Norway Government Rejects Regulator’s Advice on Mortgage CapSaleha Mohsin
Norway’s government rejected advice from the financial regulator for tighter loan standards, arguing banks need more flexibility as the country’s housing market shows signs of deflating.
Banks need flexibility to assess individual loans and mortgages of up to 90 percent of a property’s value can be safe, Finance Minister Siv Jensen said today in Oslo. The Financial Supervisory Authority recommended in 2011 to cap loans at 85 percent to cool lending growth.
The regulator needs “to have a focus on the developments of the Norwegian economy, especially the housing market,” she said in an interview. “The regulations are working quite well, what I have done today is made some provisions in how to interpret” their regulations “and facilitate access to the housing market for young people.”
The FSA last week criticized a plan from the Conservative-led government to loosen mortgage guidelines and signaled new measures may be needed to cool debt growth. After taking power in October, the government asked that the regulator evaluate the effects on banks and homeowners of the tighter guidelines in place since 2011. The request came amid signs Norway’s housing market was deflating, after prices doubled over the past decade.
In January, home prices declined an annual 1 percent, according to a monthly report by the Norwegian Real Estate Brokers Association. Credit growth was 6 percent in December, down from more than 7.3 percent in 2012.

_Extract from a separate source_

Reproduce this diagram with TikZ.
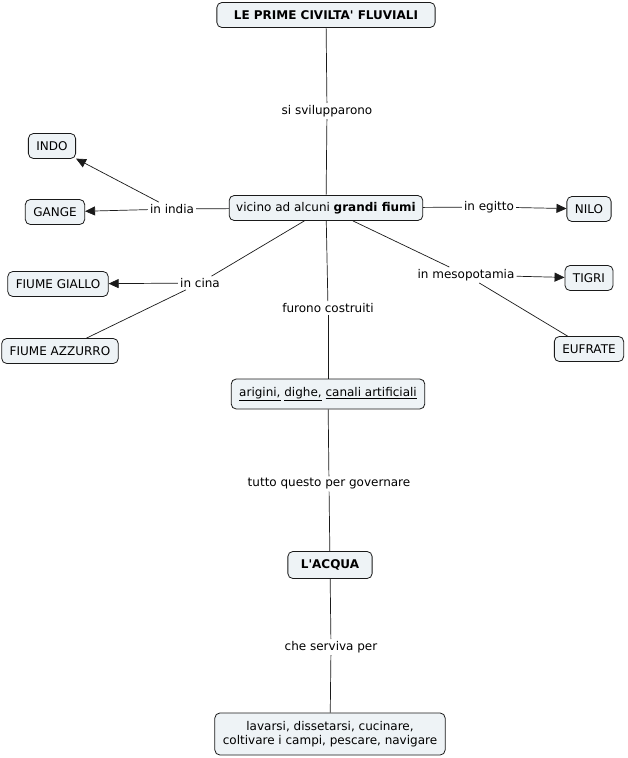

Jensen also said that it was important for the Norwegian economy that debt growth slows.
The minority government promised before elections to look into raising the amount banks can lend to borrowers to 90 percent of a property’s value, in part to ease access for first-time buyers.
The FSA is now reviewing individual banks, which could lead to increases in the loss-given-default floor and “to higher capital standards than the minimum standards laid down in legislation,” Morten Baltzersen, director general of the FSA, said in a Feb. 3 interview.
At the start of the year the regulator raised the loss-given-default floor on mortgages to 20 percent on home loans from 10 percent.